Abstract

The pH-dependent solution voltammetry (pH 1–13) of phosphate-stabilized, small (2 nm diameter) iridium oxide nanoparticles (IrIVOx NPs) is described and compared with that of (flocculated) films of the same size nanoparticles on electrodes. The IrIVOx NPs show waves with one electron/one proton formal potential dependency for the IrV/IV redox transformation and (below pH 6) for the IrIV/III reaction. Above pH 6, the IrIV/III reaction becomes a one-electron/two-proton process, unlike the one-electron/one-proton reactivity of the nanoparticles in films. The change is associated with surface oxide acid–base sites having pKA = 6 for solution phase nanoparticles that apparently are inactivated by the flocculation chemistry.
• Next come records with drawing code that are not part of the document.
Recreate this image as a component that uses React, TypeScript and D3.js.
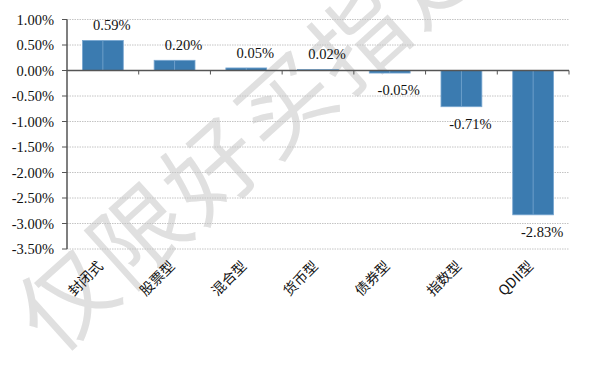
import React from "react";
import * as d3 from "d3";

const categories = ["封闭式", "股票型", "混合型", "货币型", "债券型", "指数型", "QDII型"];
const values = [0.59, 0.2, 0.05, 0.02, -0.05, -0.71, -2.83];
const yTicks = [1.0, 0.5, 0.0, -0.5, -1.0, -1.5, -2.0, -2.5, -3.0, -3.5];
const watermarkChars = ["仅", "限", "好", "买", "指", "定"];

export default function App() {
  const W = 600, H = 382;
  const left = 67, right = 569, top = 19.5, bottom = 249;
  const x = d3.scaleBand<string>().domain(categories).range([left, right]).paddingInner(0.43).paddingOuter(0.215);
  const band = d3.scaleBand<string>().domain(categories).range([left, right]);
  const y = d3.scaleLinear().domain([-3.5, 1.0]).range([bottom, top]);
  const serif = "'Liberation Serif', 'Times New Roman', serif";
  const cjk = "'Noto Sans CJK SC', sans-serif";
  const fmt = (v: number) => v.toFixed(2) + "%";
  const boundaries = d3.range(categories.length + 1).map((i) => left + i * band.step());
  return (
    <svg width={W} height={H} style={{ position: "absolute", left: 0, top: 0, background: "#fff" }}>
      {watermarkChars.map((ch, i) => {
        const wx = 62 + i * 73;
        const wy = 295 - i * 65;
        return (
          <text
            key={i}
            x={wx}
            y={wy}
            textAnchor="middle"
            dominantBaseline="central"
            fontFamily={cjk}
            fontWeight={400}
            fontSize={94}
            fill="#e0e0e0"
            transform={`rotate(-42 ${wx} ${wy})`}
          >
            {ch}
          </text>
        );
      })}
      {yTicks.map((t) => (
        <g key={t}>
          <line x1={left} x2={right} y1={y(t)} y2={y(t)} stroke="#c4c4c4" strokeWidth={1} strokeDasharray="1.5,1" />
          <line x1={left - 5} x2={left} y1={y(t)} y2={y(t)} stroke="#555" strokeWidth={1} />
          <text x={54} y={y(t)} dy="0.35em" textAnchor="end" fontFamily={serif} fontSize={14.5} fill="#111">
            {fmt(t)}
          </text>
        </g>
      ))}
      {values.map((v, i) => {
        const c = categories[i];
        const x0 = x(c)!;
        const bw = x.bandwidth();
        const y0 = Math.min(y(v), y(0));
        const h = Math.abs(y(v) - y(0));
        const cx = x0 + bw / 2;
        return (
          <g key={c}>
            <rect x={x0} y={y0} width={bw} height={h} fill="#3B7BB0" stroke="#79a7d1" strokeWidth={0.8} />
            <line x1={cx} x2={cx} y1={y0} y2={y0 + h} stroke="#79a7d1" strokeWidth={0.8} />
            <text
              x={cx + 9}
              y={v >= 0 ? y(v) - 10 : y(v) + 22}
              textAnchor="middle"
              fontFamily={serif}
              fontSize={14.5}
              fill="#111"
            >
              {fmt(v)}
            </text>
          </g>
        );
      })}
      <line x1={left} x2={right} y1={y(0)} y2={y(0)} stroke="#555" strokeWidth={1.5} />
      {boundaries.slice(1).map((b, i) => (
        <line key={i} x1={b} x2={b} y1={y(0)} y2={y(0) + 4} stroke="#555" strokeWidth={1} />
      ))}
      <line x1={left} x2={left} y1={top} y2={bottom} stroke="#555" strokeWidth={1.5} />
      {categories.map((c) => {
        const cx = band(c)! + band.bandwidth() / 2 + 1;
        const cy = 267;
        return (
          <text key={c} x={cx} y={cy} textAnchor="end" fontFamily={cjk} fontSize={14} fill="#111" transform={`rotate(-45 ${cx} ${cy})`}>
            {c}
          </text>
        );
      })}
    </svg>
  );
}
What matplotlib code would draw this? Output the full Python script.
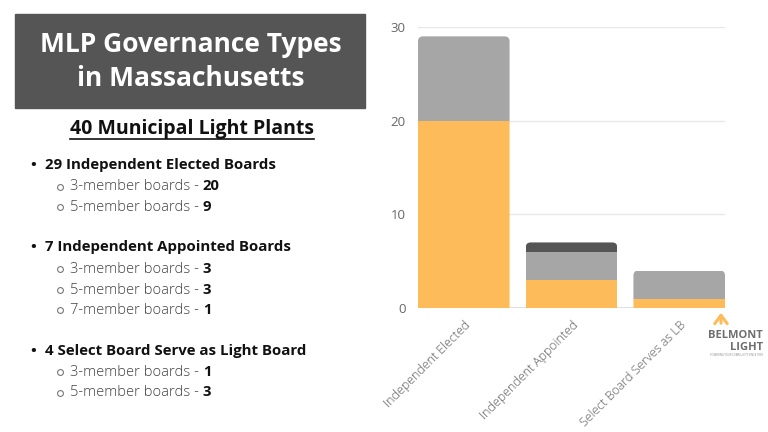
import matplotlib.pyplot as plt
import matplotlib.transforms as mtransforms
import numpy as np
from matplotlib.patches import FancyBboxPatch, Rectangle

plt.rcParams['font.family'] = ['Open Sans', 'DejaVu Sans']

# data
categories = ['Independent Elected', 'Independent Appointed', 'Select Board Serves as LB']
three_member = np.array([20, 3, 1])
five_member = np.array([9, 3, 3])
seven_member = np.array([0, 1, 0])
y_ticks = [0, 10, 20, 30]

title_lines = ['MLP Governance Types', 'in Massachusetts']
subtitle = '40 Municipal Light Plants'
groups = [
    ('29 Independent Elected Boards', [('3-member boards - ', '20'), ('5-member boards - ', '9')]),
    ('7 Independent Appointed Boards', [('3-member boards - ', '3'), ('5-member boards - ', '3'),
                                        ('7-member boards - ', '1')]),
    ('4 Select Board Serve as Light Board', [('3-member boards - ', '1'), ('5-member boards - ', '3')]),
]

orange = '#fdbb5a'
gray = '#a6a6a6'
dark = '#555555'

fig = plt.figure(figsize=(7.68, 4.32), dpi=100)
renderer = fig.canvas.get_renderer()

# left panel, pixel coordinates
bg = fig.add_axes([0, 0, 1, 1])
bg.set_xlim(0, 768)
bg.set_ylim(432, 0)
bg.axis('off')

bg.add_patch(Rectangle((15, 14), 350, 94, color=dark))
bg.text(191, 45, title_lines[0], color='white', fontsize=19, fontweight='bold', ha='center', va='center')
bg.text(191, 79, title_lines[1], color='white', fontsize=19, fontweight='bold', ha='center', va='center')

bg.text(192, 129, subtitle, color='#111111', fontsize=14, fontweight='bold', ha='center', va='center')
bg.plot([70, 314], [139, 139], color='#111111', lw=1.2)

y = 165
for head, items in groups:
    bg.text(30, y, '•', fontsize=11, color='#111111', va='center', ha='left', fontweight='bold')
    bg.text(45, y, head, fontsize=10.8, color='#111111', fontweight='bold', va='center', ha='left')
    y += 21.5
    for label, num in items:
        bg.plot(60, y, 'o', ms=4.2, mfc='white', mec='#777777', mew=0.8)
        t = bg.text(70, y + 4, label, fontsize=10.6, color='#444444', va='baseline', ha='left',
                    fontweight='light')
        x_end = bg.transData.inverted().transform(t.get_window_extent(renderer).p1)[0]
        bg.text(x_end, y + 4, num, fontsize=10.6, color='#111111',
                fontweight='bold', va='baseline', ha='left')
        y += 20.5
    y += 20

# logo
bg.annotate('', xy=(721, 310), xytext=(721, 326),
            arrowprops=dict(arrowstyle='->,head_width=0.45,head_length=0.6', color=orange, lw=2.2))
bg.text(763, 335.5, 'BELMONT', fontsize=8, color='#6e6e6e', ha='right', va='center', fontweight='bold')
bg.text(763, 347, 'LIGHT', fontsize=8, color='#6e6e6e', ha='right', va='center', fontweight='bold')
bg.text(763, 354.5, 'POWERING YOUR COMMUNITY SINCE 1898', fontsize=1.9, color='#888888',
        ha='right', va='center')

# chart
ax = fig.add_axes([418 / 768, 1 - 308 / 432, 307 / 768, 281 / 432])
x = np.arange(len(categories))
w = 0.85
b1 = ax.bar(x, three_member, w, color=orange, lw=0, zorder=3)
b2 = ax.bar(x, five_member, w, bottom=three_member, color=gray, lw=0, zorder=3)
b3 = ax.bar(x, seven_member, w, bottom=three_member + five_member, color=dark, lw=0, zorder=3)
ax.set_xlim(-w / 2, len(categories) - 1 + w / 2)
ax.set_ylim(0, 30)

# rounded top corners
fig.canvas.draw()
bb = ax.get_window_extent()
xr = ax.get_xlim()[1] - ax.get_xlim()[0]
asp = (30 / bb.height) / (xr / bb.width)
r = 5 * xr / bb.width
totals = three_member + five_member + seven_member
for i in range(len(categories)):
    clip = FancyBboxPatch((x[i] - w / 2, -20), w, totals[i] + 20,
                          boxstyle=f'round,pad=0,rounding_size={r}',
                          mutation_aspect=asp, transform=ax.transData)
    for bars in (b1, b2, b3):
        bars[i].set_clip_path(clip)

ax.set_yticks(y_ticks)
ax.grid(axis='y', color='#e8e8e8', lw=1, zorder=0)
ax.axhline(0, color='#dddddd', lw=1.2, zorder=2)
for s in ax.spines.values():
    s.set_visible(False)
ax.tick_params(axis='y', length=0, labelcolor='#666666', labelsize=9.5, pad=9)
ax.tick_params(axis='x', length=0, labelcolor='#555555', labelsize=8.9, pad=11)
ax.set_xticks(x)
ax.set_xticklabels(categories, rotation=45, ha='right', va='center', rotation_mode='anchor',
                   fontweight='light')
shift = mtransforms.ScaledTranslation(5 / 100, 0, fig.dpi_scale_trans)
for lab in ax.get_xticklabels():
    lab.set_transform(lab.get_transform() + shift)

fig.savefig('out.png', dpi=100)
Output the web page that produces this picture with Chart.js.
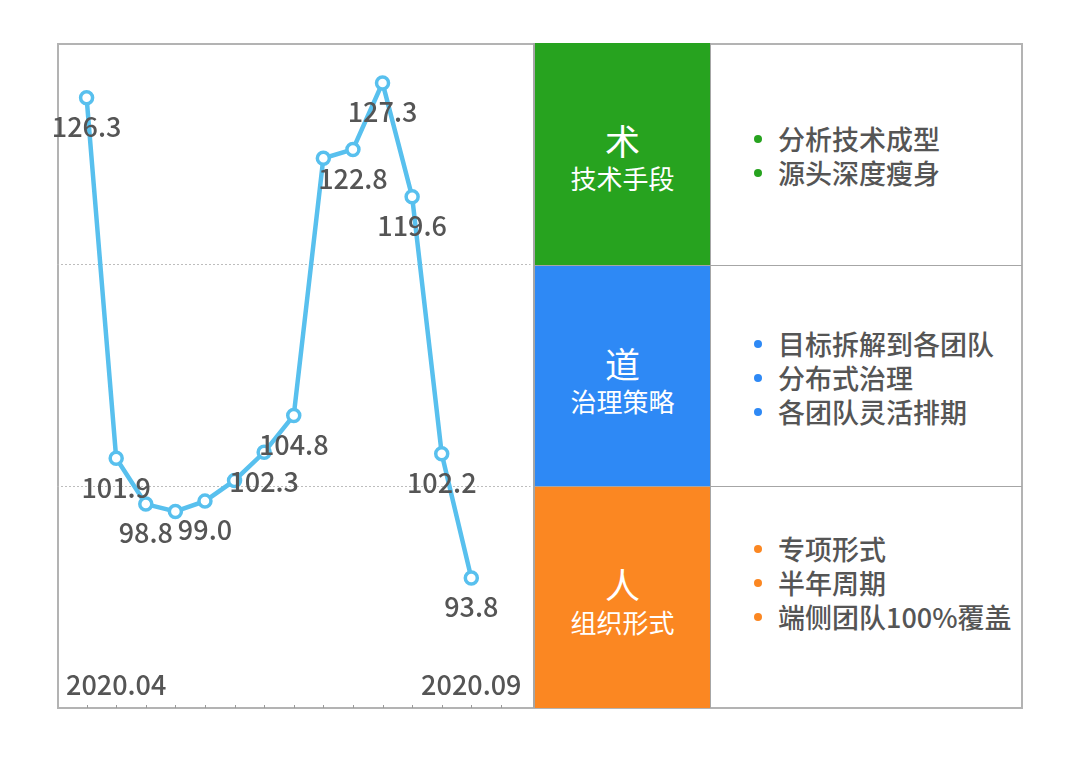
<!DOCTYPE html>
<html>
<head>
<meta charset="utf-8">
<script src="https://cdn.jsdelivr.net/npm/chart.js@4.4.0/dist/chart.umd.min.js"></script>
<style>
  body { margin: 0; background: #fff; font-family: "Noto Sans CJK SC", sans-serif; }
  #stage { position: relative; width: 1080px; height: 771px; }
  #frame { position: absolute; left: 57px; top: 43px; width: 966px; height: 666px; border: 2px solid #b3b3b3; box-sizing: border-box; }
  #table { position: absolute; left: 533px; top: 43px; width: 489px; height: 665px; }
  .row { position: absolute; left: 0; width: 489px; display: flex; box-sizing: border-box; }
  .row + .row { border-top: 1px solid #a6a6a6; }
  .head { width: 178px; height: 100%; color: #fff; text-align: center; box-sizing: border-box; border-left: 2px solid #a6a6a6; border-right: 1.5px solid #a6a6a6; padding-top: 76px; }
  .big { font-size: 35px; line-height: 42px; }
  .sub { font-size: 26px; line-height: 34px; }
  .items { flex: 1; display: flex; flex-direction: column; justify-content: center; padding-top: 4px; }
  .item { position: relative; padding-left: 67px; font-size: 27px; line-height: 34px; color: #555; height: 34px; font-weight: 500; }
  .dot { position: absolute; left: 43px; top: 13px; width: 8px; height: 8px; border-radius: 50%; }
  #chartBox { position: absolute; left: 0; top: 0; width: 540px; height: 771px; }
</style>
</head>
<body>
<div id="stage">
  <div id="frame"></div>
  <div id="table"></div>
  <div id="chartBox"><canvas id="grafico"></canvas></div>
</div>
<script>
// dados do gráfico
const valores = [126.3, 101.9, 98.8, 98.3, 99.0, 100.4, 102.3, 104.8, 122.2, 122.8, 127.3, 119.6, 102.2, 93.8];
const rotuloVisivel = [true, true, true, false, true, false, true, true, false, true, true, true, true, true];
const periodos = ['', '2020.04', '', '', '', '', '', '', '', '', '', '', '', '2020.09'];

// tabela
const titulos = ['术', '道', '人'];
const subtitulos = ['技术手段', '治理策略', '组织形式'];
const itens = [
  ['分析技术成型', '源头深度瘦身'],
  ['目标拆解到各团队', '分布式治理', '各团队灵活排期'],
  ['专项形式', '半年周期', '端侧团队100%覆盖', '']
];

const coresLinhas = ['#27a31f', '#2e89f5', '#fb8722'];
const corLinha = '#58c0ee';
const corTexto = '#555555';

// monta a tabela
const alturas = [222, 221, 222];
let topo = 0;
const tabela = document.getElementById('table');
titulos.forEach((t, i) => {
  const row = document.createElement('div');
  row.className = 'row';
  row.style.top = topo + 'px';
  row.style.height = alturas[i] + 'px';
  topo += alturas[i];

  const head = document.createElement('div');
  head.className = 'head';
  head.style.background = coresLinhas[i];
  head.innerHTML = `<div class="big">${t}</div><div class="sub">${subtitulos[i]}</div>`;
  row.appendChild(head);

  const box = document.createElement('div');
  box.className = 'items';
  itens[i].forEach((txt) => {
    const it = document.createElement('div');
    it.className = 'item';
    if (txt) {
      it.innerHTML = `<span class="dot" style="background:${coresLinhas[i]}"></span>${txt}`;
    }
    box.appendChild(it);
  });
  row.appendChild(box);
  tabela.appendChild(row);
});

// rótulos dos pontos e períodos
const rotulosPlugin = {
  id: 'rotulos',
  afterDatasetsDraw(chart) {
    const ctx = chart.ctx;
    const meta = chart.getDatasetMeta(0);
    const x = chart.scales.x;
    const area = chart.chartArea;
    ctx.save();
    ctx.fillStyle = corTexto;
    ctx.font = '500 27px "Noto Sans CJK SC", sans-serif';
    ctx.textAlign = 'center';
    ctx.textBaseline = 'middle';
    meta.data.forEach((pt, i) => {
      if (!rotuloVisivel[i]) return;
      ctx.fillText(valores[i].toFixed(1), pt.x, pt.y + 29);
    });
    periodos.forEach((p, i) => {
      if (!p) return;
      ctx.fillText(p, x.getPixelForValue(i + 1), area.bottom - 23);
    });
    // marcas do eixo x (para dentro)
    ctx.strokeStyle = '#9a9a9a';
    ctx.lineWidth = 1;
    x.ticks.forEach((t) => {
      if (t.value <= x.min || t.value >= x.max) return;
      const px = Math.round(x.getPixelForValue(t.value)) + 0.5;
      ctx.beginPath();
      ctx.moveTo(px, area.bottom - 3);
      ctx.lineTo(px, area.bottom);
      ctx.stroke();
    });
    ctx.restore();
  }
};

function criarGrafico() {
  const ctx = document.getElementById('grafico').getContext('2d');
  new Chart(ctx, {
    type: 'line',
    data: {
      datasets: [{
        data: valores.map((v, i) => ({ x: i + 1, y: v })),
        borderColor: corLinha,
        borderWidth: 4.5,
        tension: 0,
        pointRadius: 6,
        pointBorderWidth: 3.5,
        pointBackgroundColor: '#fff',
        pointBorderColor: corLinha
      }]
    },
    options: {
      responsive: true,
      maintainAspectRatio: false,
      animation: false,
      layout: { padding: { left: 57, top: 43, right: 7, bottom: 63 } },
      plugins: { legend: { display: false }, tooltip: { enabled: false } },
      scales: {
        x: {
          type: 'linear',
          min: 0,
          max: 16,
          ticks: { display: false, stepSize: 1 },
          grid: { display: false, drawTicks: false },
          border: { display: false }
        },
        y: {
          min: 85,
          max: 130,
          ticks: { display: false, stepSize: 15 },
          grid: {
            drawTicks: false,
            lineWidth: 1,
            color: (c) => (c.tick && (c.tick.value === 100 || c.tick.value === 115)) ? '#bdbdbd' : 'rgba(0,0,0,0)'
          },
          border: { display: false, dash: [2, 2] }
        }
      }
    },
    plugins: [rotulosPlugin]
  });
}

criarGrafico();
</script>
</body>
</html>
Spectral isosbestic points are observed over the pH range of 5–8 for the dissolved nanoparticles. Controlled potential coulometry demonstrates that all of the Ir sites, throughout the nanoparticle, undergo the IrIV/III redox transformation. Whereas the IrIVOx NPs are stabilized at different pH values by phosphate ligation, the associated equilibria are somewhat sluggish, as indicated by small spectral differences for equi-pH nanoparticle solutions mixed with phosphate by different procedures. The IrIVOx NPs can also be capped with hydrophobic carboxylic acids, which allows extraction into nonpolar solvents such as CH2Cl2.